As I journeyed through the last two weeks, unsettled and uncertain, I came to know that this was never just about losing a partial finger, but about all those little losses I have felt over the years since I got this illness. All those things that chipped away at me, those things I thought were part of my identity, that I have since come to recognize as a lie. This was about practicing self-love on a profoundly meaningful level, finding my absolute worth at my core. I am now and will always be so much more than any one thing that is taken from me.
You’re a beacon of strength darlin and whether you know it or not, it shines for everyone
I see you sacrifice your emotions every day trying to save some compassion for anyone in need
You can cry on me anytime you feel like it
Tommy, your pure heart and complete devotion have helped carry me through this heartbreaking loss. You’ve never wavered or looked away. That has meant more than words can express. I have never fully leaned on a man before, with such deeply felt trust and faith. Everything is different with you. Because we know one another without words and we are the same.
Oh Renee..
You are simply wonderful beautiful kind loving strong loyal did I mention STRONG?

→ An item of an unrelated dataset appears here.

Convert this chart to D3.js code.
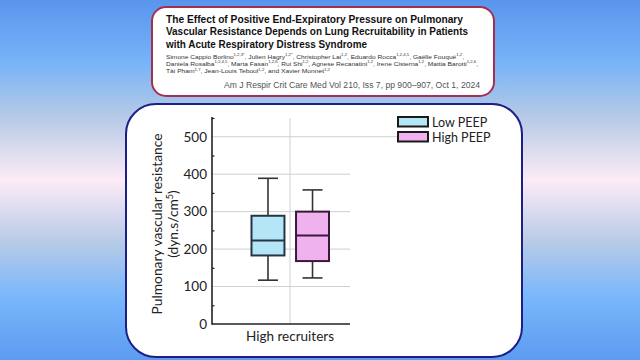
<!DOCTYPE html>
<html><head><meta charset="utf-8">
<script src="https://cdn.jsdelivr.net/npm/d3@7"></script>
<style>html,body{margin:0;padding:0;overflow:hidden;width:640px;height:360px}</style>
</head><body><svg id="c" width="640" height="360"></svg>
<script>
// ---- data ----
const categories = ["High recruiters"];
const series = ["Low PEEP", "High PEEP"];
const whiskerLow  = [117, 123];
const q1          = [183, 168];
const median      = [223, 236];
const q3          = [289, 300];
const whiskerHigh = [389, 358];
const yTicks = [0, 100, 200, 300, 400, 500];
const yMinorTicks = [50, 150, 250, 350, 450, 550];
const yLabel1 = "Pulmonary vascular resistance";
const titleLines = [
  "The Effect of Positive End-Expiratory Pressure on Pulmonary",
  "Vascular Resistance Depends on Lung Recruitability in Patients",
  "with Acute Respiratory Distress Syndrome"
];
const authorLines = [
  [["Simone Cappio Borlino","1,2,3*"],[", Julien Hagry","1,2*"],[", Christopher Lai","1,2"],[", Eduardo Rocca","1,2,4,5"],[", Gaëlle Fouqué","1,2"],[",",""]],
  [["Daniela Rosalba","1,2,4,5"],[", Marta Fasan","1,2,6"],[", Rui Shi","1,2"],[", Agnese Recanatini","1,2"],[", Irene Cisterna","1,2"],[", Mattia Barotti","1,2,6"],[",",""]],
  [["Tài Pham","1,7"],[", Jean-Louis Teboul","1,2"],[", and Xavier Monnet","1,2"]]
];
const journal = "Am J Respir Crit Care Med Vol 210, Iss 7, pp 900–907, Oct 1, 2024";

const colors = {"Low PEEP": "#b5e6f7", "High PEEP": "#f0b2ee"};
const strokes = {"Low PEEP": "#263544", "High PEEP": "#3a1838"};

const svg = d3.select("#c");
const defs = svg.append("defs");
const g = defs.append("linearGradient").attr("id","bg").attr("x1",0).attr("y1",0).attr("x2",0).attr("y2",1);
[[0,"#5a95ed"],[0.17,"#76b3f8"],[0.32,"#b4c9e6"],[0.5,"#fdebf6"],[0.67,"#b8cbe7"],[0.83,"#78b6fb"],[1,"#5c9bf0"]]
  .forEach(([o,c])=>g.append("stop").attr("offset",o).attr("stop-color",c));
svg.append("rect").attr("width",640).attr("height",360).attr("fill","url(#bg)");

// ---- title box ----
svg.append("rect").attr("x",152).attr("y",7).attr("width",342).attr("height",89)
  .attr("rx",14).attr("fill","#fff").attr("stroke","#a3304e").attr("stroke-width",2);
const titleW = [297, 302, 201];
const titleY = [22.5, 35, 47.5];
titleLines.forEach((t,i)=>{
  svg.append("text").attr("x",166).attr("y",titleY[i]).text(t)
    .attr("font-family","Liberation Sans, Arial, sans-serif").attr("font-weight","bold")
    .attr("font-size",11).attr("fill","#111")
    .attr("textLength",titleW[i]).attr("lengthAdjust","spacingAndGlyphs");
});
const authW = [298, 312, 164];
const authY = [58.5, 65.5, 73];
authorLines.forEach((parts,i)=>{
  const t = svg.append("text").attr("x",166).attr("y",authY[i])
    .attr("font-family","Liberation Sans, Arial, sans-serif").attr("font-size",5.6).attr("fill","#333")
    .attr("textLength",authW[i]).attr("lengthAdjust","spacingAndGlyphs");
  let pending = 0;
  parts.forEach(([name,sup])=>{
    t.append("tspan").text(name).attr("font-size",5.6).attr("dy",pending);
    pending = 0;
    if(sup){ t.append("tspan").text(sup).attr("font-size",3.6).attr("dy",-2.2); pending = 2.2; }
  });
});
svg.append("text").attr("x",480).attr("y",87.5).attr("text-anchor","end").text(journal)
  .attr("font-family","Liberation Sans, Arial, sans-serif").attr("font-size",8.4).attr("fill","#555")
  .attr("textLength",256).attr("lengthAdjust","spacingAndGlyphs");

// ---- chart panel ----
svg.append("rect").attr("x",126).attr("y",104).attr("width",396).attr("height",253)
  .attr("rx",30).attr("fill","#fff").attr("stroke","#1c1f86").attr("stroke-width",2);

const x0 = 212, x1 = 350, yB = 324, yT = 118;
const y = d3.scaleLinear().domain([0,550]).range([yB, yT]);
const x = d3.scaleBand().domain(categories).range([x0, x0 + 156]);
const xs = d3.scaleBand().domain(series).range([39.5, 117]).paddingInner(0.26);

const font = "Lato, 'Open Sans', sans-serif";

// gridlines
const grid = svg.append("g");
yTicks.filter(v=>v>0).forEach(v=>{
  grid.append("line").attr("x1",x0).attr("x2", v===500 ? 397 : x1)
    .attr("y1",y(v)).attr("y2",y(v)).attr("stroke","#cfcfcf").attr("stroke-width",1);
});
categories.forEach(c=>{
  const cx = x(c) + x.bandwidth()/2;
  grid.append("line").attr("x1",cx).attr("x2",cx).attr("y1",yT).attr("y2",yB)
    .attr("stroke","#cfcfcf").attr("stroke-width",1);
});

// y axis
const ya = svg.append("g").attr("transform",`translate(${x0},0)`)
  .call(d3.axisLeft(y).tickValues(yTicks).tickSize(0).tickPadding(5).tickFormat(d3.format("d")));
ya.select(".domain").remove();
ya.selectAll("text").attr("font-family",font).attr("font-size",13.5).attr("fill","#222");
const ym = svg.append("g").attr("transform",`translate(${x0},0)`)
  .call(d3.axisRight(y).tickValues(yMinorTicks).tickSize(2.5).tickFormat(""));
ym.select(".domain").remove();
ym.selectAll("line").attr("stroke","#222").attr("stroke-width",1.2);
svg.append("line").attr("x1",x0).attr("x2",x0).attr("y1",y(553)).attr("y2",yB+0.7)
  .attr("stroke","#222").attr("stroke-width",1.6);

// x axis
const xa = svg.append("g").attr("transform",`translate(0,${yB})`)
  .call(d3.axisBottom(x).tickSize(0).tickPadding(7));
xa.select(".domain").remove();
xa.selectAll("text").attr("font-family",font).attr("font-size",13.5).attr("fill","#222");
svg.append("line").attr("x1",x0).attr("x2",x1).attr("y1",yB).attr("y2",yB)
  .attr("stroke","#222").attr("stroke-width",1.6);

// y label
const yl = svg.append("text").attr("transform",`translate(162,${(yB+yT)/2+3}) rotate(-90)`)
  .attr("text-anchor","middle").attr("font-family",font).attr("font-size",13.8).attr("fill","#222");
yl.append("tspan").attr("x",0).attr("dy",0).attr("font-size",13.8).text(yLabel1);
yl.append("tspan").attr("x",0).attr("dy",16).attr("font-size",13.8).text("(dyn.s/cm");
yl.append("tspan").text("5").attr("font-size",9).attr("dy",-5.5);
yl.append("tspan").text(")").attr("font-size",13.8).attr("dy",5.5);

// boxes
categories.forEach(c=>{
  series.forEach((s,i)=>{
    const bx = x(c) + xs(s), bw = xs.bandwidth(), cx = bx + bw/2;
    const gg = svg.append("g");
    const st = strokes[s];
    gg.append("line").attr("x1",cx).attr("x2",cx).attr("y1",y(whiskerHigh[i])).attr("y2",y(q3[i]))
      .attr("stroke","#333").attr("stroke-width",1.6);
    gg.append("line").attr("x1",cx).attr("x2",cx).attr("y1",y(q1[i])).attr("y2",y(whiskerLow[i]))
      .attr("stroke","#333").attr("stroke-width",1.6);
    [whiskerHigh[i], whiskerLow[i]].forEach(v=>{
      gg.append("line").attr("x1",cx-10).attr("x2",cx+10).attr("y1",y(v)).attr("y2",y(v))
        .attr("stroke","#333").attr("stroke-width",1.6);
    });
    gg.append("rect").attr("x",bx).attr("y",y(q3[i])).attr("width",bw).attr("height",y(q1[i])-y(q3[i]))
      .attr("fill",colors[s]).attr("stroke",st).attr("stroke-width",2);
    gg.append("line").attr("x1",bx).attr("x2",bx+bw).attr("y1",y(median[i])).attr("y2",y(median[i]))
      .attr("stroke",st).attr("stroke-width",2);
  });
});

// legend
series.forEach((s,i)=>{
  const ly = 117 + i*15;
  svg.append("rect").attr("x",398).attr("y",ly).attr("width",30).attr("height",9.5)
    .attr("fill",colors[s]).attr("stroke","#1a1a1a").attr("stroke-width",2);
  svg.append("text").attr("x",432).attr("y",ly+9.5).text(s)
    .attr("font-family",font).attr("font-size",12.5).attr("fill","#222");
});
</script></body></html>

Wish I was there to give you a big hug!!
Look at you move and learn… through the pain . And you will come up shinning…
As only you can do !!
I LOVE you 💕❌⭕️❌⭕️❌
Thank you dear Nettie, you are a beacon for me. I can feel your hugs from here, I hope you can feel mine. So grateful to have you in my life. I love you dearly.
Renee, you are not a missing part. The inner you still dazzles and amazes everyone around you! You still bring light into a room without actually being there and my day is more exciting knowing you are in it. I’d say be strong, but that would be an understatement and know you are greater than the sum of your parts/
Thank you Roy for your encouragement and affirmation. We are all so glad that you have become part of our circle, a place we can be our true selves, enjoying the best life has to offer. I appreciate you taking the time to read this and share your thoughts. Hope you are holding during all this change.
Thank you so much Precious Light, for your willingness to share your pain, suffering and assuredly the anguish that you have gone through. I’m sure that the myriad of emotions that you have experienced is Exhausting but once again, you show us how to face all of your obstacles like the BAD Ass that you are!! When I first started to read this post, immediately the thought popped in my mind that it would be totally awesome to “Christen” your new finger with a tattoo. Great, frickin Idea!!! I love you Sweet Girl!! I’m so Proud of YOU and how you are such an inspiring OVERCOMER!!
Dearest heart Libby, what a gift you are to me. I have felt your loving support every step of the way in this journey. Yes, so many obstacles to overcome, but it always reminds me that each of us is dealing with difficulties and challenges and that our story can hopefully lift another. Looking forward to sitting with you in person one day, sharing life stories. Thank you for sharing yourself with me. Big love to you!!!